Tags
“Are you OK?”
Sometimes, it feels as if we all are walking around wrapped in a blanket of anonymity, almost invisible. We interact with people, but we don’t see them and they don’t really see us.
So I was surprised when the homeless man at Starbucks asked in a worried voice if I was OK. He had ordered a cup of hot water, I had ordered a cold drink and a warm muffin, which I had just offered to him and he’d accepted gratefully.
I didn’t know what he meant at first, until I realized that the tremor in my left hand was pretty bad. I hastened to tell him that no, I wasn’t nervous, it’s just a tremor. He asked if it was Parkinson’s Disease, and I said no, and left.
I think he’s the one with Parkinson’s. I recognized the shuffle when he walked. I’m sure he wanted to talk, but I was tired and late for an appointment, and wasn’t up for a conversation.
But I haven’t stopped thinking about him and the kind way he asked about me. People often notice my tremor and then look away quickly, hoping I didn’t notice them noticing. I usually do. If you’ve ever been in a position when people might stare at you — a disability or an assistive device — you can’t miss it. It’s the abrupt glance away that betrays them.
The young woman at the Starbucks counter knew my name — she’d asked for it for my order — but she pretended not to notice when I struggled to take bills and change out of my wallet. I was tired and thirsty, and both make my hands shake more.
The guy who handed me my drink pretended not to notice when I almost dropped it. Only the homeless person wearing slippers and a ragged bathrobe in the middle of the afternoon noticed and asked about my welfare.
Today is the beginning of the month of Nissan, which means that Passover is just two weeks away. We will sit at our Seders and tell an ancient story, the birth-saga of the Jewish people. We will celebrate moving from constriction to freedom.

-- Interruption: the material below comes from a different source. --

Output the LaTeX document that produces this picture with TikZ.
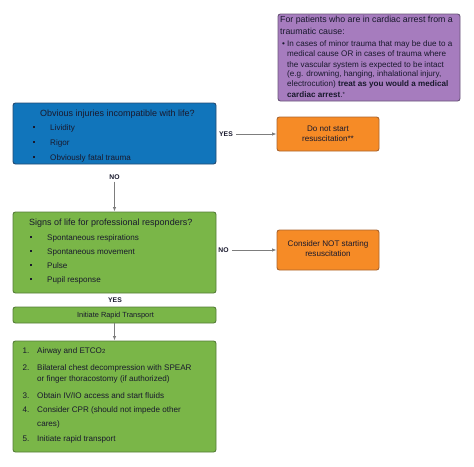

Despite the hopeful ending of the Passover story, I will not be freed from my tremor, and the homeless man will still be sick and homeless. We carry our burdens with us. But every once in a while a stranger will take a moment to be kind, to give away a muffin, or to ask if you’re ok, and the world becomes a little brighter.

As you said, we all carry our own burdens, sometimes silently.